The move also follows a mainlander's death from a heart attack after he quarrelled with his tour guide for allegedly refusing to let him leave a jewellery shop.
The new rule will take effect on Tuesday and will require travel agents to state on tour itineraries that guides must not force visitors to stay in shops or make purchases.
Other measures implemented by the council, which is empowered to oversee the industry, include more spot checks by council inspectors at shops where tourists are taken. The inspectors visit about 20 shops a month at the moment but more checks will be carried out.
Operators or agents who break the rules will either be demerited or lose their licence.
'The measures are designed to protect travellers and the city's reputation,' said Joseph Tung Yao-chung, the council's executive director.
The council received 173 complaints from mainland travellers between January and the middle of last month, compared with 105 complaints for the same period last year - a 63 per cent increase. Most of the complaints were shopping related, for example being kept in stores and being forced to buy things.
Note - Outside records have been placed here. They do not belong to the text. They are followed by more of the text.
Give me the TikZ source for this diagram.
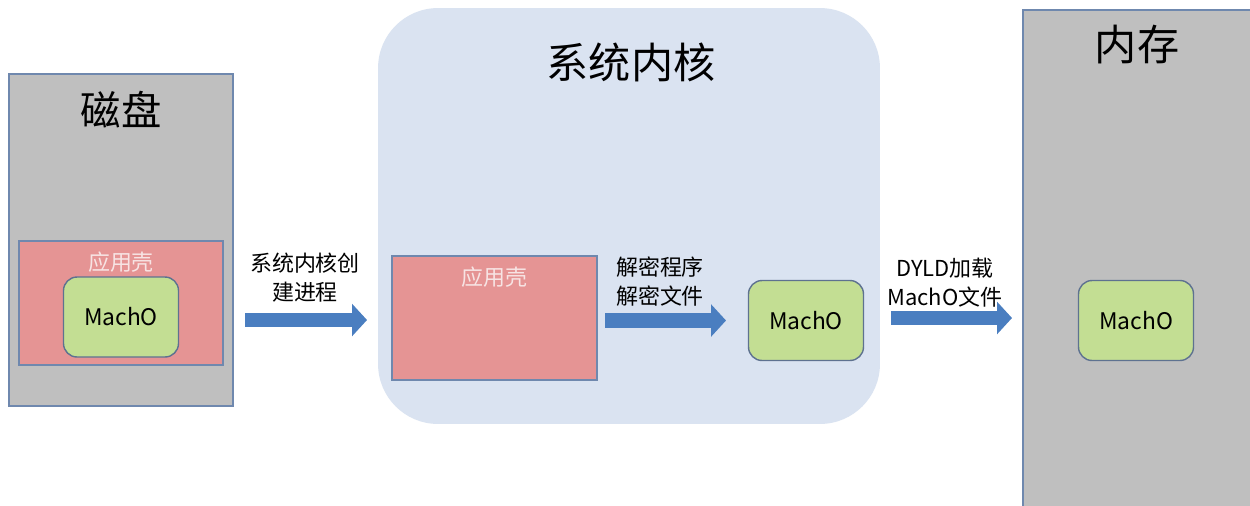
\documentclass[tikz,border=0pt]{standalone}
\usepackage{fontspec}
\setmainfont{Noto Sans CJK SC}
\usetikzlibrary{arrows.meta}
\definecolor{graybg}{HTML}{BFBFBF}
\definecolor{boxline}{HTML}{6F88AE}
\definecolor{shellred}{HTML}{E59494}
\definecolor{machgreen}{HTML}{C3DE93}
\definecolor{greenline}{HTML}{5E7290}
\definecolor{kernelbg}{HTML}{DAE3F1}
\definecolor{arrowblue}{HTML}{4A7EC0}
\definecolor{shelltext}{HTML}{F7E4E4}
\tikzset{
  px/.style={x=0.02cm,y=-0.02cm},
  storage/.style={draw=boxline, line width=0.8pt, fill=graybg, inner sep=0pt},
  shell/.style={draw=boxline, line width=0.8pt, fill=shellred, inner sep=0pt, minimum width=4.08cm, minimum height=2.48cm},
  macho/.style={draw=greenline, line width=0.8pt, fill=machgreen, rounded corners=0.27cm, inner sep=0pt,
    minimum width=2.3cm, minimum height=1.6cm, font=\fontsize{13pt}{15pt}\selectfont},
  title/.style={font=\fontsize{24pt}{28pt}\selectfont, inner sep=0pt},
  shelllabel/.style={font=\fontsize{12.5pt}{15pt}\selectfont, text=shelltext, inner sep=0pt},
  steplabel/.style={font=\fontsize{12.5pt}{16.5pt}\selectfont, align=center, inner sep=0pt},
  flow/.style={draw=arrowblue!85!black, line width=8.5pt, arrowblue, -{Triangle[length=8.5pt,width=18pt]}, shorten >=0pt},
}
\begin{document}
\begin{tikzpicture}[px]
\useasboundingbox (0,0) rectangle (1250,505);
\fill[white] (0,0) rectangle (1250,505);

% disk
\node[storage, minimum width=4.48cm, minimum height=6.64cm] (disk) at (121,240) {};
\node[title, font=\fontsize{23pt}{28pt}\selectfont] (disktitle) at (121,110) {磁盘};
\node[shell] (shell1) at (121,303) {};
\node[shelllabel] (shell1label) at (121,262) {应用壳};
\node[macho] (mach1) at (121,317) {MachO};

% kernel
\node[fill=kernelbg, rounded corners=1.2cm, minimum width=10.04cm, minimum height=8.32cm, inner sep=0pt] (kernel) at (629,216) {};
\node[title] (kerneltitle) at (631,62) {系统内核};
\node[shell, minimum width=4.1cm] (shell2) at (494.5,318) {};
\node[shelllabel] (shell2label) at (494.5,277) {应用壳};
\node[macho] (mach2) at (806,320.5) {MachO};

% memory
\node[storage, minimum width=4.6cm, minimum height=10cm] (mem) at (1138,260) {};
\node[title] (memtitle) at (1137,45) {内存};
\node[macho] (mach3) at (1136,320.5) {MachO};

% arrows
\coordinate (a1s) at (245,320);
\coordinate (a1e) at (367,320);
\coordinate (a2s) at (605,320.5);
\coordinate (a2e) at (726,320.5);
\coordinate (a3s) at (891,318);
\coordinate (a3e) at (1012,318);
\draw[flow] (a1s) -- (a1e);
\draw[flow] (a2s) -- (a2e);
\draw[flow] (a3s) -- (a3e);

\node[steplabel] (l1) at (305,278) {系统内核创\\建进程};
\node[steplabel] (l2) at (660,281.5) {解密程序\\解密文件};
\node[steplabel] (l3) at (945,282.5) {DYLD加载\\MachO文件};
\end{tikzpicture}
\end{document}
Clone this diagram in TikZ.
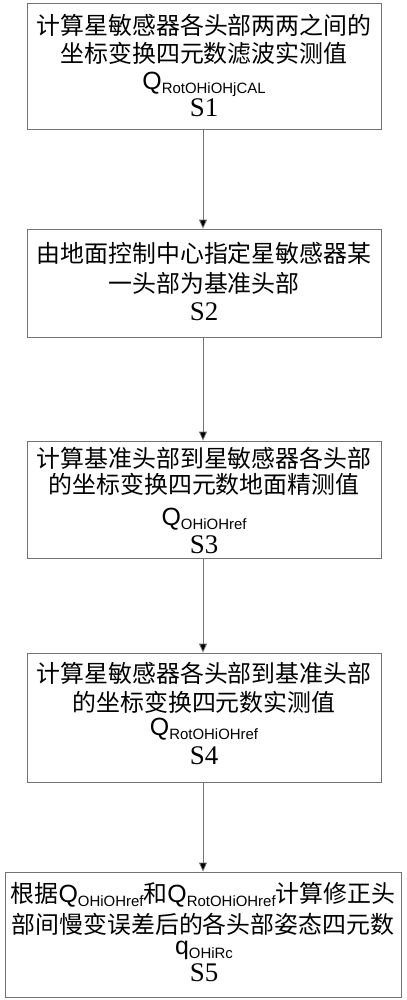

The growing number of complaints seems to be a trend that is getting worse. There were 313 complaints last year compared with 164 in 2008.
A 65-year-old man from Hunan province died of a heart attack after arguing with a tour guide, who refused to let the group leave a jewellery shop, the man's wife said.
The man said he felt unwell after the incident and was taken to Queen Elizabeth Hospital in Yau Ma Tei on May 22, where he died of a heart attack that day. His wife filed a complaint with the council two days later. The council said it would check the shop's surveillance video to see if any rules were broken.
Tung said the death had prompted the council to implement the new measures. 'We must handle this in a serious manner,' he said.
Paul Leung Yiu-lam, president of the Hong Kong Association of Travel Agents, said the new measures should have been implemented a long time ago. 'It's common sense that tourists should be allowed to leave shops,' he said. 'They won't spend money just because they are locked up.'
But he said the problem was not Hong Kong's alone. 'The National Tourism Administration of the People's Republic of China has to collaborate with us to find a real solution because many mainland travel agencies offer unreasonably cheap packages, which entail compulsory shopping.'
Tourism sector lawmaker Paul Tse Wai-chun agreed new measures had been needed for some time but said more had to be done to protect travellers.
Tung said the tax collected from outbound tours last month was HK$1.6 million compared with HK$721,000 for the same period last year. More than HK$7 million was received in tax from January to May this year - a 36 per cent increase, he said.